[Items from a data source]
---------------

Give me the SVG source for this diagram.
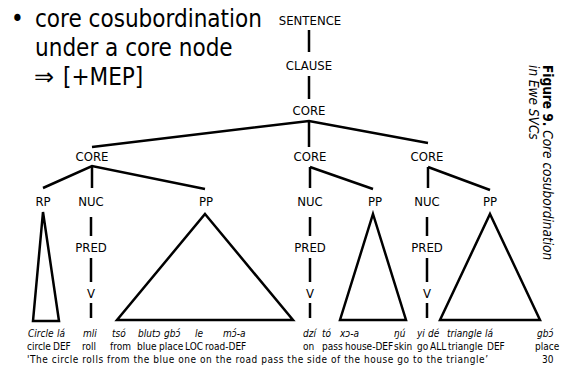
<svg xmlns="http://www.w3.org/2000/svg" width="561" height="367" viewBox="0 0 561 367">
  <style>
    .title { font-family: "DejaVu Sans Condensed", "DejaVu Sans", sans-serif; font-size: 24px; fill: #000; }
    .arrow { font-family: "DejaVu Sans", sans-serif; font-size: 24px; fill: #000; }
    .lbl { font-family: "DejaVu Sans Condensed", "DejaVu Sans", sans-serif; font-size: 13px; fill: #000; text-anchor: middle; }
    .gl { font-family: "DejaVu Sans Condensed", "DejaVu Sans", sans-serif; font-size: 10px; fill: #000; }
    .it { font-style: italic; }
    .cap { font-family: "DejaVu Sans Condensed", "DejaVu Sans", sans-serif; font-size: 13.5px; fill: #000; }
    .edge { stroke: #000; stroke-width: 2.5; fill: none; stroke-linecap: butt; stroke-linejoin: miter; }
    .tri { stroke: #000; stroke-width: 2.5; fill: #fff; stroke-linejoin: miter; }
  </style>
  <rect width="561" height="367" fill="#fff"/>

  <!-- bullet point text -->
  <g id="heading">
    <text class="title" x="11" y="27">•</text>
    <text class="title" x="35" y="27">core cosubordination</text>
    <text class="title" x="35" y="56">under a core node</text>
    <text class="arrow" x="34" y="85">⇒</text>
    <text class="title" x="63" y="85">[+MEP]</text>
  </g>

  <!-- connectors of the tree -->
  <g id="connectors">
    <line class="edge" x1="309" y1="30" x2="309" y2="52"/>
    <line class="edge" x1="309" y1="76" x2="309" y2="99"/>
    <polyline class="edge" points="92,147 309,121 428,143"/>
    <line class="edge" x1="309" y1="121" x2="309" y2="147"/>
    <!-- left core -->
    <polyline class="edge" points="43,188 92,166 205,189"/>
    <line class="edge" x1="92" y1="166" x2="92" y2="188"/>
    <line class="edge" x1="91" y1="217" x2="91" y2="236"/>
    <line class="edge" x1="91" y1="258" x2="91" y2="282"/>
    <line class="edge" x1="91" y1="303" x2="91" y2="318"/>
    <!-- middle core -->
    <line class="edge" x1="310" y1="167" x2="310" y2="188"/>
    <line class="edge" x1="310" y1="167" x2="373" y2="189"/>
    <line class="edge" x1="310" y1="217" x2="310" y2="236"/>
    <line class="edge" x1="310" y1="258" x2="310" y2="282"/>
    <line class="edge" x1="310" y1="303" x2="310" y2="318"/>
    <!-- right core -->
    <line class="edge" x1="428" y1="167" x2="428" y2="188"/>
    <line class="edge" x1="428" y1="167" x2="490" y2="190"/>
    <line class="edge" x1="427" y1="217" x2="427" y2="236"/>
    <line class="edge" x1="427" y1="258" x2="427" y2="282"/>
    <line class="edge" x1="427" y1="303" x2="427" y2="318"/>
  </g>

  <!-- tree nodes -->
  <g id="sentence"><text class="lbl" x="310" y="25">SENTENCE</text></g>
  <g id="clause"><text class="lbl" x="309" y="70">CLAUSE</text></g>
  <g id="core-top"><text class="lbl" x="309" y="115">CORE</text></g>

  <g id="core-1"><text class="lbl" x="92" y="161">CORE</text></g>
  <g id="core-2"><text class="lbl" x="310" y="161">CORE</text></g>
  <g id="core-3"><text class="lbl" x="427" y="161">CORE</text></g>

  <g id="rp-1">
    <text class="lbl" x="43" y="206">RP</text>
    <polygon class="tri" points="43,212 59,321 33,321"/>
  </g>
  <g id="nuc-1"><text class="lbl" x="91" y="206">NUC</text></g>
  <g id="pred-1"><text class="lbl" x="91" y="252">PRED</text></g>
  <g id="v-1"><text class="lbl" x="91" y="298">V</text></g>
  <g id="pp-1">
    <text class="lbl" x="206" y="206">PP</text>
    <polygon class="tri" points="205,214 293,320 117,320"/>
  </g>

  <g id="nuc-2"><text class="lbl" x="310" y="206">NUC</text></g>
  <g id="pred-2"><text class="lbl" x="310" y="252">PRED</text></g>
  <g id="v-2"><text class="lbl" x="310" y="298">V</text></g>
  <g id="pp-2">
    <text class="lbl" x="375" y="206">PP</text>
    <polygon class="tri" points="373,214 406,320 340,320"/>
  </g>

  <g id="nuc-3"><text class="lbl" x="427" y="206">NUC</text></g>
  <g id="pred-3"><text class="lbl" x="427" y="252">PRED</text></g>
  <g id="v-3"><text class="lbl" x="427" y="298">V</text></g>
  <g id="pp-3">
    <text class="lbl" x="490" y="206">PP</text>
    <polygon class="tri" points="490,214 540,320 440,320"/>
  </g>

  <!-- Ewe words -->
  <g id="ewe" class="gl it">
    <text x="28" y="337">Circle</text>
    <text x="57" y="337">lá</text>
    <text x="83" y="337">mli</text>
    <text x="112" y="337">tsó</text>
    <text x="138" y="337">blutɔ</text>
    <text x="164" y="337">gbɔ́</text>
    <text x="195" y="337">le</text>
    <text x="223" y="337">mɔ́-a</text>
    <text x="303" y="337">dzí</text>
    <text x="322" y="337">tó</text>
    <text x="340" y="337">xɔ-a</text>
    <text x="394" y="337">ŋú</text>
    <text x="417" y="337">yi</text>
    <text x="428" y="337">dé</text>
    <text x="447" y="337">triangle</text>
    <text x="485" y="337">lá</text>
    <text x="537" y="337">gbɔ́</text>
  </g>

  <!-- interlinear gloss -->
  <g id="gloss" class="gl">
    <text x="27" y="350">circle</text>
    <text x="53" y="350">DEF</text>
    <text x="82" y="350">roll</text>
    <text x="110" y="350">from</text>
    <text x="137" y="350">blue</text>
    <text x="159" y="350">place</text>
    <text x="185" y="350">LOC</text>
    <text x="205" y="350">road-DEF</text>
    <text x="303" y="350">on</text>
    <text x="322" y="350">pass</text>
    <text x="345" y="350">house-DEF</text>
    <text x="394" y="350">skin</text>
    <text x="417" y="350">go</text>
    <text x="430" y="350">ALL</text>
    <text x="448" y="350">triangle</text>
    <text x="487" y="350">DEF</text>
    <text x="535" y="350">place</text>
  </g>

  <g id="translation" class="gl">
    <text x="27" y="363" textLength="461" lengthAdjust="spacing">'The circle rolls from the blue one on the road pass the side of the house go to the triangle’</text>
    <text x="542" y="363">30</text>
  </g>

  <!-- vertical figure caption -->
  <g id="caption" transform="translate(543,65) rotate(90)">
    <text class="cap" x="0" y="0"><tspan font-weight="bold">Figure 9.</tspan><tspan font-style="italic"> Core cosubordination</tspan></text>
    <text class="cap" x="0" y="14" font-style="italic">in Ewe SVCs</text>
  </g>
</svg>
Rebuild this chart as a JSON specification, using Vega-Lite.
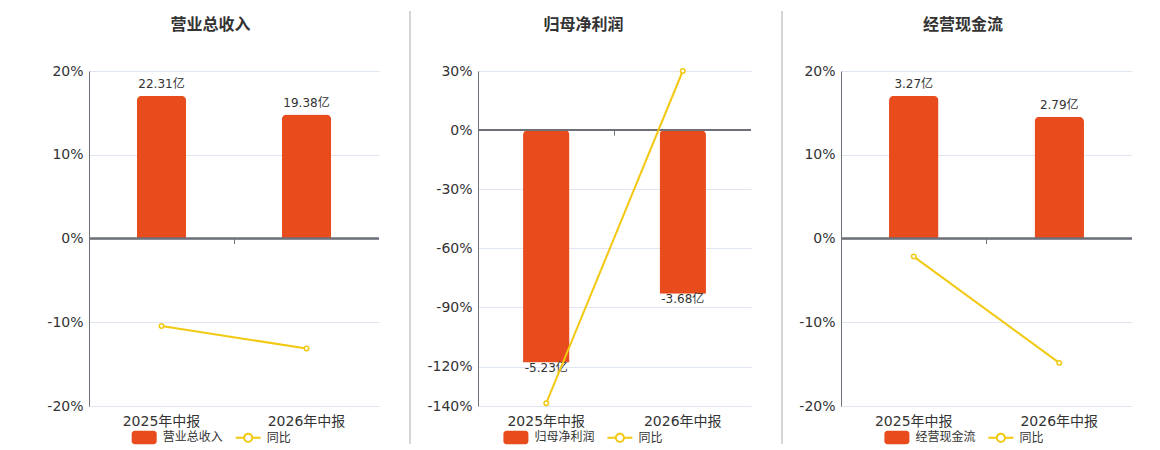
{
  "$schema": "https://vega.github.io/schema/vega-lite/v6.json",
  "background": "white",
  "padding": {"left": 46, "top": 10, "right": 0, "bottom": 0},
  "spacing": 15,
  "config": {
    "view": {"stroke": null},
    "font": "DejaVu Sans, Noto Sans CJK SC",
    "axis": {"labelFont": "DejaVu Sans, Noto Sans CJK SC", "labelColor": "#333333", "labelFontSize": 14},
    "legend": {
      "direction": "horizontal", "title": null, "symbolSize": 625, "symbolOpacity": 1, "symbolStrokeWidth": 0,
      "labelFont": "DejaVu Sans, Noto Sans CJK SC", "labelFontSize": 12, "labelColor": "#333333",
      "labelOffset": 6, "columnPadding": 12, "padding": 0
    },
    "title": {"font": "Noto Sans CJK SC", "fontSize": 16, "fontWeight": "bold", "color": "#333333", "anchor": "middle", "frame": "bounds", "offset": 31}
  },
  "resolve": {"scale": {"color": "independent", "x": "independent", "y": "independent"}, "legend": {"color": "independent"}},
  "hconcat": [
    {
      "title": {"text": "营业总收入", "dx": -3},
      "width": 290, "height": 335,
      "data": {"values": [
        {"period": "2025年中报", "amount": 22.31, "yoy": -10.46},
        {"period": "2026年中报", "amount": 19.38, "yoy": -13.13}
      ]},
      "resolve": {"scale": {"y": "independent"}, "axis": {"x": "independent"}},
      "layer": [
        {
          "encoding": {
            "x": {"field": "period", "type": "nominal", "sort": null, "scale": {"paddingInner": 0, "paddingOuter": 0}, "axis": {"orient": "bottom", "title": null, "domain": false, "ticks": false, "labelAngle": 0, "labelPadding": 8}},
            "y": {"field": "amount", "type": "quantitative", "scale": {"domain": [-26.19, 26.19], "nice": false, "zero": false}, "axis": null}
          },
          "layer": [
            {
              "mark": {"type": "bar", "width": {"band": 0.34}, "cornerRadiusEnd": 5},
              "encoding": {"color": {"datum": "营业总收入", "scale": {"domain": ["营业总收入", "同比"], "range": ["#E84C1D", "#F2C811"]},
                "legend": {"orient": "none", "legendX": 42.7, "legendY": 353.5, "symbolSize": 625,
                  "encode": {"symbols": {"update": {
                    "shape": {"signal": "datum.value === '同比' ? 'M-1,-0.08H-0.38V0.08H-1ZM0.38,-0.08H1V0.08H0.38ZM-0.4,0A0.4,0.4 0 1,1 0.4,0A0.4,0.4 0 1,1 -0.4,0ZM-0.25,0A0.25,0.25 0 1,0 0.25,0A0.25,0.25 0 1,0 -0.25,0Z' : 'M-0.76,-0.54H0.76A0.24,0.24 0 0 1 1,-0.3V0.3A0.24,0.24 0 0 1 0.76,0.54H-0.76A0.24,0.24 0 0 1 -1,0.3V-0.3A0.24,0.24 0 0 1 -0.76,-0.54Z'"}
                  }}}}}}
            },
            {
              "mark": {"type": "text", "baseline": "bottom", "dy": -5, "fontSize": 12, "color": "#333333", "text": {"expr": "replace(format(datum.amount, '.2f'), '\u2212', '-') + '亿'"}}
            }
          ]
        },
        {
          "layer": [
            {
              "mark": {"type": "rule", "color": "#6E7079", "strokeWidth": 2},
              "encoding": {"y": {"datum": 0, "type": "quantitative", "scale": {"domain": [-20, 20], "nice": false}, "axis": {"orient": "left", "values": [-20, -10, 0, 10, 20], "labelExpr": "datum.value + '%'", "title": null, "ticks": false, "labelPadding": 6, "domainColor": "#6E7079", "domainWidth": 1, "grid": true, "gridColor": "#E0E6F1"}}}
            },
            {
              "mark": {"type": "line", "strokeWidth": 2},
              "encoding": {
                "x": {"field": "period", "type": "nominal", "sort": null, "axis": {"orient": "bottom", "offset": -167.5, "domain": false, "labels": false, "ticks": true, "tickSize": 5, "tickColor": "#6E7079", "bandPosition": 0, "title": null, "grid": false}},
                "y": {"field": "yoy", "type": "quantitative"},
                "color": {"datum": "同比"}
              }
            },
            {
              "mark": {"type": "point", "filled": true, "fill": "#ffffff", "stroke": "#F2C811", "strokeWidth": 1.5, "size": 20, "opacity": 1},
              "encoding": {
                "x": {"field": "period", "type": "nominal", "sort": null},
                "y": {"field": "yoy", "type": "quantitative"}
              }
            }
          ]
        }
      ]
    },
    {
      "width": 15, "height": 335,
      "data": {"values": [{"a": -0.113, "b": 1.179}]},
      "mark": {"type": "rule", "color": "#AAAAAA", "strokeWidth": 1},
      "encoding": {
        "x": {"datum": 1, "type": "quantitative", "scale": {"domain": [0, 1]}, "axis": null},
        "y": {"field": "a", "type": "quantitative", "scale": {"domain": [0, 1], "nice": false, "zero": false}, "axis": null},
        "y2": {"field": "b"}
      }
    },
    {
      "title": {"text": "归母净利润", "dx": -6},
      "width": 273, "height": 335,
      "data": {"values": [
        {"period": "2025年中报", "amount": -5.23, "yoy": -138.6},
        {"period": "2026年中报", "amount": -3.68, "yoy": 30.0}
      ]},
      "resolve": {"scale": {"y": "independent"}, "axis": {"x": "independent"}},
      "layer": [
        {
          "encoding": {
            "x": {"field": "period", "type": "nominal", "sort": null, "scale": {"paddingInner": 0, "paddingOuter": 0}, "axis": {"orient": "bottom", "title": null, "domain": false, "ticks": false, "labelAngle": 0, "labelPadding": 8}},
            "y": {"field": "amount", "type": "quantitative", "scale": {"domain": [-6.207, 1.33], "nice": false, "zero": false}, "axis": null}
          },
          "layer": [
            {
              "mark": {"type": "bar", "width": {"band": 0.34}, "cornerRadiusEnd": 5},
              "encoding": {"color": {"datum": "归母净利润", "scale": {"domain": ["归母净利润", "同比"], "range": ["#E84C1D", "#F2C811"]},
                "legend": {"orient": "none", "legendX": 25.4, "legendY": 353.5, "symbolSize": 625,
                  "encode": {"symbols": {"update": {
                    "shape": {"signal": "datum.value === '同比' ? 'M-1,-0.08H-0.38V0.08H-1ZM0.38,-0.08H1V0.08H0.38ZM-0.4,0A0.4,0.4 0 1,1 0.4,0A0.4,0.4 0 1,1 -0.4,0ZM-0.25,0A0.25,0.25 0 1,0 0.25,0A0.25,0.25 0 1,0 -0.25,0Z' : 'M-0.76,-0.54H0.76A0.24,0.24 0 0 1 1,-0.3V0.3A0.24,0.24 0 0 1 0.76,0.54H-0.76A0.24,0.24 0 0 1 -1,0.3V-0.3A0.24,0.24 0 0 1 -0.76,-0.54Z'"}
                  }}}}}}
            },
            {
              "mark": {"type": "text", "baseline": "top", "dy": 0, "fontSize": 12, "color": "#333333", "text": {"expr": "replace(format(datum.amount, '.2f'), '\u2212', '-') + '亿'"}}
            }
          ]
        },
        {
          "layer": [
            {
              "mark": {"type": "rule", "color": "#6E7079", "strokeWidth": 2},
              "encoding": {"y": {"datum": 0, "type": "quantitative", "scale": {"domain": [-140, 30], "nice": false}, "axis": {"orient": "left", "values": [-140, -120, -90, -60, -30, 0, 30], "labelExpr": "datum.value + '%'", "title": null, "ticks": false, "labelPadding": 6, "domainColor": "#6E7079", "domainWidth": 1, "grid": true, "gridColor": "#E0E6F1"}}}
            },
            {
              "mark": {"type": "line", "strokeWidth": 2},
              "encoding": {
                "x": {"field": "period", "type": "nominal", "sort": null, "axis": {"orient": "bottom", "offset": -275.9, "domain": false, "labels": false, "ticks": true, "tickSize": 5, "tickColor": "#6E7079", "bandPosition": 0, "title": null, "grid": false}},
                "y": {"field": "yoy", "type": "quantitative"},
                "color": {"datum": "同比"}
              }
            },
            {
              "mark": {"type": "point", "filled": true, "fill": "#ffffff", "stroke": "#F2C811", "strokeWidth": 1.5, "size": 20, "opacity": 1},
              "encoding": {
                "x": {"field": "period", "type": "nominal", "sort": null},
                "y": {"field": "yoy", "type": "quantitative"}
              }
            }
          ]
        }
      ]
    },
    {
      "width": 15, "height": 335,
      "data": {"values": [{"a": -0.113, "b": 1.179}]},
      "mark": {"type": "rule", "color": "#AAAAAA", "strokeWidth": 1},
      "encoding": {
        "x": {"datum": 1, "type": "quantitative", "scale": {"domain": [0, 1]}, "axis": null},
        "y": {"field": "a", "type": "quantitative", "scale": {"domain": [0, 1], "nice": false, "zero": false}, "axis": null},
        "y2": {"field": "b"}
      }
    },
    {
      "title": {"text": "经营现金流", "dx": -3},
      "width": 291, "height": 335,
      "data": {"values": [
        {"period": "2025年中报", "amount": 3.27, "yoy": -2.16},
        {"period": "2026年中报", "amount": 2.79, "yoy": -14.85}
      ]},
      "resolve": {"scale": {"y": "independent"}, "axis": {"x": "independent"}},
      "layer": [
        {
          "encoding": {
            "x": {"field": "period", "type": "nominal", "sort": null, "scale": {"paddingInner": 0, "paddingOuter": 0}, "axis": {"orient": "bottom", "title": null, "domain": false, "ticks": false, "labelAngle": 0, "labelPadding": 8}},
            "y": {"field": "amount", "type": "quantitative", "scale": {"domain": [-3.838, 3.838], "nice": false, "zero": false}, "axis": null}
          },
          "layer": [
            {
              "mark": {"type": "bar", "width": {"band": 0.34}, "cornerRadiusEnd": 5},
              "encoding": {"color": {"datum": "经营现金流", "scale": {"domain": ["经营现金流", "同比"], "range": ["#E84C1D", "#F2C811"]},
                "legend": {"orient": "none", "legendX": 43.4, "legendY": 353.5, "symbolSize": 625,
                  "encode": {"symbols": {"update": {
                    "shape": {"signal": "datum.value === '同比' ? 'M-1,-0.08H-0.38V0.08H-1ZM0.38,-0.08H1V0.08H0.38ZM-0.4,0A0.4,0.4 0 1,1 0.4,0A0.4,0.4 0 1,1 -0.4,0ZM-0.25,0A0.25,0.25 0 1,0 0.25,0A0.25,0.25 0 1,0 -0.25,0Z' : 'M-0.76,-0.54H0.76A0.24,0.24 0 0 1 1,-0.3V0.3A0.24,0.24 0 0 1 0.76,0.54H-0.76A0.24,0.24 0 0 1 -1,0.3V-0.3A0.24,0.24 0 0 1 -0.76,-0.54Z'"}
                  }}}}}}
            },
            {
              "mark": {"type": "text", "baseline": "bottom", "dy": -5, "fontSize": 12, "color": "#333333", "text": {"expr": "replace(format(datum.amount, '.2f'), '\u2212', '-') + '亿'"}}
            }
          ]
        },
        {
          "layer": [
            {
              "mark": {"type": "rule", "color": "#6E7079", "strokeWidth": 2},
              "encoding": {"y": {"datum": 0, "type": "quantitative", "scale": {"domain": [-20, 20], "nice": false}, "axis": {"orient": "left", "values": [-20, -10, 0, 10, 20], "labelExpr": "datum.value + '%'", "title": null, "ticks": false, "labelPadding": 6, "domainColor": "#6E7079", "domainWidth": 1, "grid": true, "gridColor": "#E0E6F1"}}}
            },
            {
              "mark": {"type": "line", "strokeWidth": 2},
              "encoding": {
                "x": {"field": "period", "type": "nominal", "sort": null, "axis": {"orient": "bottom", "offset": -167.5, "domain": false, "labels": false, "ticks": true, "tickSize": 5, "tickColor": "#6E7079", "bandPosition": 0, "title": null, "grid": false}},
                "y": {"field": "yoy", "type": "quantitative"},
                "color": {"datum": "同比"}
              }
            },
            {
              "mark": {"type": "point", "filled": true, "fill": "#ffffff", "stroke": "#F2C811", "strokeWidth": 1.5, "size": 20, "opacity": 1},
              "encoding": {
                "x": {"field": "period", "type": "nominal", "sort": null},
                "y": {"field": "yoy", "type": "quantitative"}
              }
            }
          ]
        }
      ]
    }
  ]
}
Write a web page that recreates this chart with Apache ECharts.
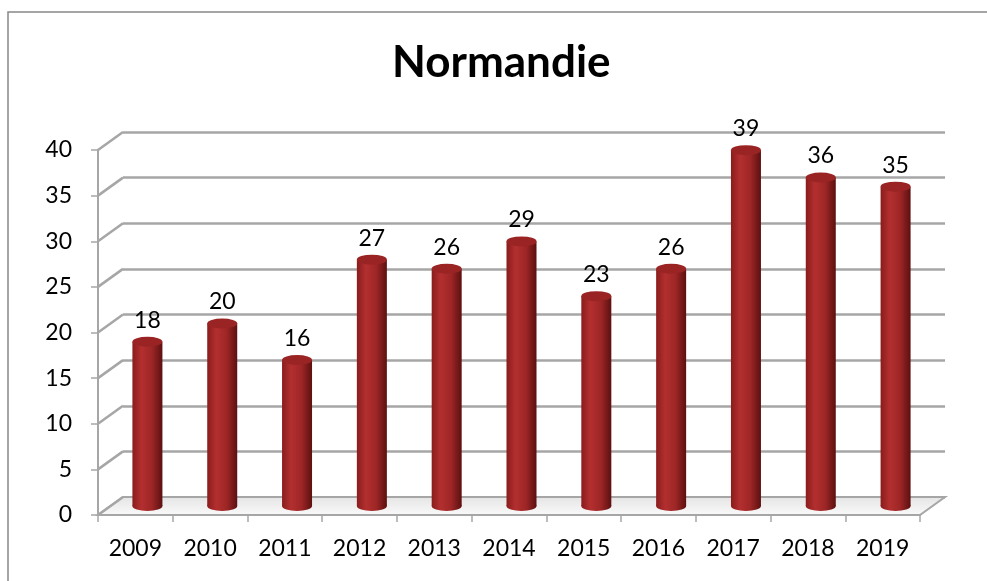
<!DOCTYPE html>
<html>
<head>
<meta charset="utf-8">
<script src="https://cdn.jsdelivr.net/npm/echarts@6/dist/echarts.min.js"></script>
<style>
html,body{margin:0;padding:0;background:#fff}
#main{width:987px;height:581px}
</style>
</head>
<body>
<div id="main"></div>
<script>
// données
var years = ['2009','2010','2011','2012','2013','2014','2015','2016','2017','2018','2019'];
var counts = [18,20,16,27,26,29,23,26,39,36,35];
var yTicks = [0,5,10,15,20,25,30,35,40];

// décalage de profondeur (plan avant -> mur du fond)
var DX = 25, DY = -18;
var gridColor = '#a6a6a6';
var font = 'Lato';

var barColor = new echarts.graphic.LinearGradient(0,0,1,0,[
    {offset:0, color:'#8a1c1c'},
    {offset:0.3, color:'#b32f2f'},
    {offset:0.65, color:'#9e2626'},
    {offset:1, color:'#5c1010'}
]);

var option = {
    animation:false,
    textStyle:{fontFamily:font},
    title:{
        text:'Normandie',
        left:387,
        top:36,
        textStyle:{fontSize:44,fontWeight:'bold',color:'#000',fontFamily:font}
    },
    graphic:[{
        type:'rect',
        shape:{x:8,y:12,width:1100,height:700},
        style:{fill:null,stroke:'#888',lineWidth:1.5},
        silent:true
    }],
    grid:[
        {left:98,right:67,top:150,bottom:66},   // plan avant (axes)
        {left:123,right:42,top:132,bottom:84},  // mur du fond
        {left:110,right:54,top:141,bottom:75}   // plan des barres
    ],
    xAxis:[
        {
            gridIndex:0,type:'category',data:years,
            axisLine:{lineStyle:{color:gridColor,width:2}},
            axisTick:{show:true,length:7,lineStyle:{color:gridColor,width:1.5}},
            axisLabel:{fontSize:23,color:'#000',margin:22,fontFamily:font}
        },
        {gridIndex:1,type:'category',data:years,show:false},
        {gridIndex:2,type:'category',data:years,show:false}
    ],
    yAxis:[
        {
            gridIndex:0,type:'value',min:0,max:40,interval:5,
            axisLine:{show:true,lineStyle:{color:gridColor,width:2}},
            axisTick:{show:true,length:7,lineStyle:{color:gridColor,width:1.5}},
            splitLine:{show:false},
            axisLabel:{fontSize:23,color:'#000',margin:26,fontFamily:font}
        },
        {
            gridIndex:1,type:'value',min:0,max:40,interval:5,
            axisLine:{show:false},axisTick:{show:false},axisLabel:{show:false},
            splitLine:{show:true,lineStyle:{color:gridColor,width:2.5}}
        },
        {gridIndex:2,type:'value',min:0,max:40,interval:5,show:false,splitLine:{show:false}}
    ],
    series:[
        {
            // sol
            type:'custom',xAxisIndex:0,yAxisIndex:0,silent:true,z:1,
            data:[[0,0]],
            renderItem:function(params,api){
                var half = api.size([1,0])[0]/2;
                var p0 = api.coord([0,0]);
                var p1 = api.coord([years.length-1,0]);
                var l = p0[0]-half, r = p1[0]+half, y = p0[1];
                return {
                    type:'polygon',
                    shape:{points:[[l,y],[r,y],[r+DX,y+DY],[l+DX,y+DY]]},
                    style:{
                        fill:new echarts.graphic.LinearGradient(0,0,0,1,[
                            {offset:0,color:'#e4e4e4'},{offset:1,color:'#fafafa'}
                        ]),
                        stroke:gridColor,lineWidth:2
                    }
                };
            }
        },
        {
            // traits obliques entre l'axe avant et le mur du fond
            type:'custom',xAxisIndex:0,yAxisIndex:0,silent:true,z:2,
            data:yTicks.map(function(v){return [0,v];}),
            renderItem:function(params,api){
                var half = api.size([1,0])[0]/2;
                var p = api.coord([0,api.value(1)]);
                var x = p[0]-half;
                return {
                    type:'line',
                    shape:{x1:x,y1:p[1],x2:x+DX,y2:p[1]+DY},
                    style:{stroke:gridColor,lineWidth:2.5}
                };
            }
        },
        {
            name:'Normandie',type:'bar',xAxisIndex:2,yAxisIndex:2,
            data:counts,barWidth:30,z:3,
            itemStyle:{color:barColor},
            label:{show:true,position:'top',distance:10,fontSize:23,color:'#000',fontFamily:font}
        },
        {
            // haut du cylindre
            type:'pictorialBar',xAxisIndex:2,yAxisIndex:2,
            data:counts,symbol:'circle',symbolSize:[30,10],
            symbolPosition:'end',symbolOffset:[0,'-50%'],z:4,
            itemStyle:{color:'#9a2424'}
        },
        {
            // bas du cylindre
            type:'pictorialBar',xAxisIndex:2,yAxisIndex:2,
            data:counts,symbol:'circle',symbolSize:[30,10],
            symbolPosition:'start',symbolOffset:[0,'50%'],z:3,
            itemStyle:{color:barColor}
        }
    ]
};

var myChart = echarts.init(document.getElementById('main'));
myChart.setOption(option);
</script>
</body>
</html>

---------------

Requirement
State the number of lines above that hold the string "this", with nothing added.

Written answer
3